Written by Phil Wainewright, Contributor

Did we learn nothing from the dot-com bust? It's just five years after everyone woke up to the absurdity of investing in loss-making petfood retailers promoted by sock-puppets and other wonders of the dot-com bubble. Yet the only advance we seem to have made is that our financial naivety has reached new levels of sophistication. Here in the 21st century, investing in companies that retail physical goods and property is old hat. Now we invest in imaginary companies that trade in imaginary goods and services using an imaginary currency — and yet still we complain when the bubble bursts — or at least the denizens of the Second Life virtual community are complaining.

What did they expect? Did they not realize that a totally imaginary world is even more exposed to calamitous risks than the real world? Entrepreneurs, designers, retailers and property speculators who've built property or acquired assets inside of Second Life shouldn't assume that anything is permanent or sustainable about this early experiment in creating a virtual shared world. Converting US dollars into Linden dollars may not qualify as Internet gambling as defined by Congress, but it's not something you should do with dollars you couldn't afford to lose.

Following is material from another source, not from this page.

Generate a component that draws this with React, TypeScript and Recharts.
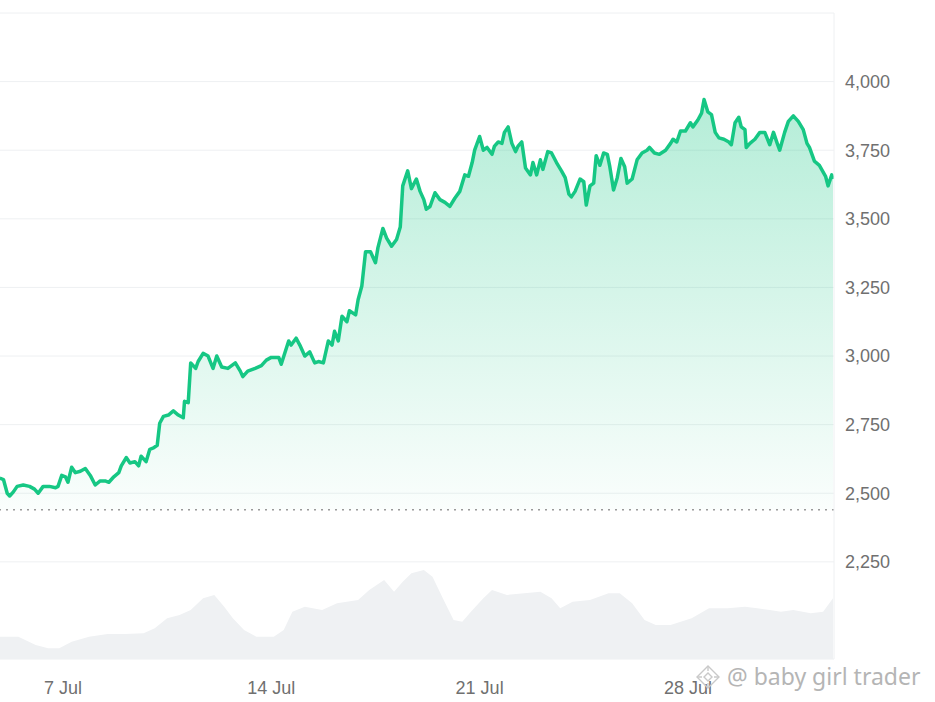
import React from 'react';
import { ComposedChart, Area, XAxis, YAxis, CartesianGrid, ReferenceLine } from 'recharts';

// time in hours since 1 Jul 00:00
const priceHours = [
  93, 96, 99, 101, 104, 107, 112, 117, 121, 124,
  128, 133, 138, 140, 143, 146, 148, 151, 154, 158,
  162, 166, 170, 174, 178, 181, 185, 189, 191, 195,
  198, 202, 205, 207, 211, 214, 217, 220, 222, 225,
  229, 233, 237, 241, 242, 245, 247, 251, 253, 257,
  261, 265, 268, 272, 277, 283, 287, 289, 293, 299,
  304, 308, 312, 318, 320, 326, 328, 332, 335, 339,
  343, 347, 350, 354, 358, 361, 363, 366, 369, 373,
  375, 380, 382, 385, 388, 392, 396, 398, 402, 405,
  409, 413, 416, 418, 422, 425, 429, 432, 435, 437,
  440, 444, 448, 452, 456, 460, 464, 468, 471, 474,
  476, 480, 483, 486, 490, 492, 495, 498, 500, 503,
  506, 509, 511, 514, 517, 521, 523, 526, 529, 531,
  535, 538, 542, 546, 549, 552, 554, 557, 561, 564,
  566, 569, 572, 574, 577, 580, 583, 585, 588, 591,
  594, 597, 599, 603, 607, 611, 615, 617, 621, 625,
  630, 634, 636, 639, 642, 646, 650, 652, 656, 659,
  661, 664, 667, 670, 673, 677, 681, 683, 686, 689,
  691, 694, 695, 698, 702, 706, 710, 714, 717, 720,
  722, 726, 729, 733, 737, 741, 744, 746, 750, 754,
  759, 761, 764, 765,
];

const priceValues = [
  2555, 2550, 2500, 2490, 2505, 2525, 2530, 2525, 2515, 2500,
  2525, 2525, 2520, 2525, 2565, 2560, 2540, 2595, 2575, 2580,
  2590, 2565, 2530, 2545, 2545, 2540, 2560, 2575, 2600, 2630,
  2610, 2615, 2600, 2635, 2615, 2660, 2665, 2675, 2755, 2780,
  2785, 2800, 2785, 2775, 2835, 2830, 2975, 2955, 2980, 3010,
  3000, 2955, 3000, 2960, 2955, 2975, 2945, 2925, 2945, 2955,
  2965, 2985, 2995, 2995, 2970, 3055, 3040, 3065, 3040, 3000,
  3015, 2975, 2980, 2975, 3055, 3040, 3090, 3055, 3145, 3125,
  3165, 3150, 3205, 3255, 3380, 3380, 3340, 3395, 3465, 3430,
  3400, 3425, 3470, 3620, 3675, 3610, 3645, 3600, 3570, 3535,
  3545, 3595, 3570, 3560, 3545, 3575, 3600, 3660, 3655, 3705,
  3750, 3800, 3750, 3760, 3735, 3765, 3780, 3775, 3815, 3835,
  3775, 3745, 3765, 3780, 3685, 3660, 3705, 3660, 3715, 3680,
  3745, 3740, 3705, 3675, 3650, 3590, 3580, 3600, 3645, 3635,
  3550, 3620, 3630, 3730, 3695, 3740, 3735, 3690, 3605, 3650,
  3720, 3690, 3630, 3645, 3715, 3740, 3750, 3760, 3740, 3735,
  3750, 3775, 3790, 3780, 3820, 3820, 3850, 3835, 3860, 3885,
  3935, 3890, 3880, 3815, 3795, 3790, 3780, 3770, 3850, 3870,
  3835, 3825, 3760, 3775, 3790, 3815, 3815, 3770, 3815, 3775,
  3750, 3815, 3855, 3875, 3855, 3825, 3775, 3760, 3710, 3695,
  3655, 3620, 3660, 3645,
];

const volumeHours = [
  93, 108, 122, 132, 141, 151, 165, 180, 194, 209,
  218, 228, 238, 247, 257, 266, 274, 281, 290, 300,
  314, 322, 329, 339, 353, 365, 382, 391, 403, 411,
  418, 425, 435, 442, 451, 459, 466, 473, 483, 490,
  502, 516, 529, 538, 545, 555, 569, 584, 593, 603,
  613, 622, 634, 651, 665, 680, 694, 704, 714, 723,
  733, 747, 757, 765,
];

const volumeValues = [
  2.76, 2.76, 1.73, 1.33, 1.33, 2.14, 2.76, 3.1, 3.1, 3.18,
  3.8, 5.04, 5.45, 6.07, 7.52, 7.93, 6.48, 5.04, 3.59, 2.76,
  2.76, 3.59, 5.86, 6.48, 6.07, 6.9, 7.31, 8.54, 9.78, 8.33,
  9.57, 10.61, 11.02, 10.19, 7.31, 4.83, 4.62, 5.86, 7.52, 8.54,
  7.93, 8.14, 8.33, 7.52, 6.28, 7.1, 7.31, 8.14, 8.14, 6.9,
  4.83, 4.21, 4.21, 5.04, 6.28, 6.28, 6.48, 6.28, 6.07, 5.86,
  6.07, 5.66, 5.86, 7.52,
];

const xTicks = [144, 312, 480, 648];
const xLabels = ['7 Jul', '14 Jul', '21 Jul', '28 Jul'];
const yTicks = [2250, 2500, 2750, 3000, 3250, 3500, 3750, 4000, 4250];
const baselinePrice = 2440;
const watermark = '@ baby girl trader';

type Row = { t: number; price?: number; volume?: number };

const rows: Row[] = (() => {
  const m = new Map<number, Row>();
  priceHours.forEach((t, i) => {
    const r = m.get(t) ?? { t };
    r.price = priceValues[i];
    m.set(t, r);
  });
  volumeHours.forEach((t, i) => {
    const r = m.get(t) ?? { t };
    r.volume = volumeValues[i];
    m.set(t, r);
  });
  return Array.from(m.values()).sort((a, b) => a.t - b.t);
})();

const fmtDate = (t: number) => {
  const i = xTicks.indexOf(t);
  return i >= 0 ? xLabels[i] : '';
};
const fmtPrice = (v: number) => (v >= 4250 ? '' : v.toLocaleString('en-US'));

const tickStyle = { fill: '#707070', fontSize: 18, fontFamily: '"Liberation Sans", Arial, sans-serif' };

export default function App() {
  return (
    <div style={{ position: 'absolute', left: 0, top: 0, width: 935, height: 702, background: '#fff' }}>
      <ComposedChart width={935} height={702} data={rows} margin={{ top: 13, right: 0, bottom: 0, left: 0 }}>
        <defs>
          <linearGradient id="priceFill" x1="0" y1="0" x2="0" y2="1">
            <stop offset="0%" stopColor="#16c784" stopOpacity={0.32} />
            <stop offset="100%" stopColor="#16c784" stopOpacity={0.02} />
          </linearGradient>
        </defs>
        <CartesianGrid yAxisId="price" vertical={false} stroke="#eef0f2" strokeWidth={1} />
        <XAxis
          dataKey="t"
          type="number"
          domain={[93.2, 765.8]}
          ticks={xTicks}
          tickFormatter={fmtDate}
          axisLine={false}
          tickLine={false}
          tickSize={0}
          tickMargin={22}
          height={43}
          tick={tickStyle}
          allowDataOverflow
          interval={0}
        />
        <YAxis
          yAxisId="price"
          orientation="right"
          domain={[1896, 4250]}
          ticks={yTicks}
          tickFormatter={fmtPrice}
          width={101}
          axisLine={{ stroke: '#eef0f2' }}
          tickLine={false}
          tickSize={0}
          tickMargin={11}
          tick={tickStyle}
          allowDataOverflow
          interval={0}
        />
        <YAxis yAxisId="vol" hide domain={[0, 80]} />
        <Area
          yAxisId="vol"
          dataKey="volume"
          type="linear"
          stroke="none"
          fill="#eff1f3"
          fillOpacity={1}
          connectNulls
          isAnimationActive={false}
          dot={false}
          activeDot={false}
        />
        <ReferenceLine yAxisId="price" y={baselinePrice} stroke="#9a9a9a" strokeDasharray="2 5" strokeWidth={1.5} />
        <Area
          yAxisId="price"
          dataKey="price"
          type="linear"
          stroke="#16c784"
          strokeWidth={3.5}
          strokeLinejoin="round"
          fill="url(#priceFill)"
          fillOpacity={1}
          baseValue={baselinePrice}
          connectNulls
          isAnimationActive={false}
          dot={false}
          activeDot={false}
        />
      </ComposedChart>
      <svg
        width={935}
        height={702}
        style={{ position: 'absolute', left: 0, top: 0, pointerEvents: 'none' }}
      >
        <g transform="translate(708,677)" fill="none" stroke="#c9c9c9" strokeWidth={1.4}>
          <path d="M0,-11 L11,0 L0,11 L-11,0 Z" />
          <path d="M0,-4 L4,0 L0,4 L-4,0 Z" />
          <path d="M0,-11 L0,-6 M11,0 L6,0 M0,11 L0,6 M-11,0 L-6,0" />
        </g>
        <text
          x={727}
          y={685}
          fill="#b5b5b5"
          fontSize={23}
          fontFamily='"Noto Sans", "Open Sans", sans-serif'
        >
          {watermark}
        </text>
      </svg>
    </div>
  );
}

Of course the same can also be said in the real world about a lot of things — buying condo properties off-plan in Florida, for instance. The virtual world of Second Life is merely reflecting the unpredictable nature of life out here in the real world. Setting up in business is risky, the value of any asset can fall as easily as it can rise, and financial stability is as much about fickle confidence as it is about solid fundamentals. Those are realities no one can escape from, not even in the imaginary world of Second Life.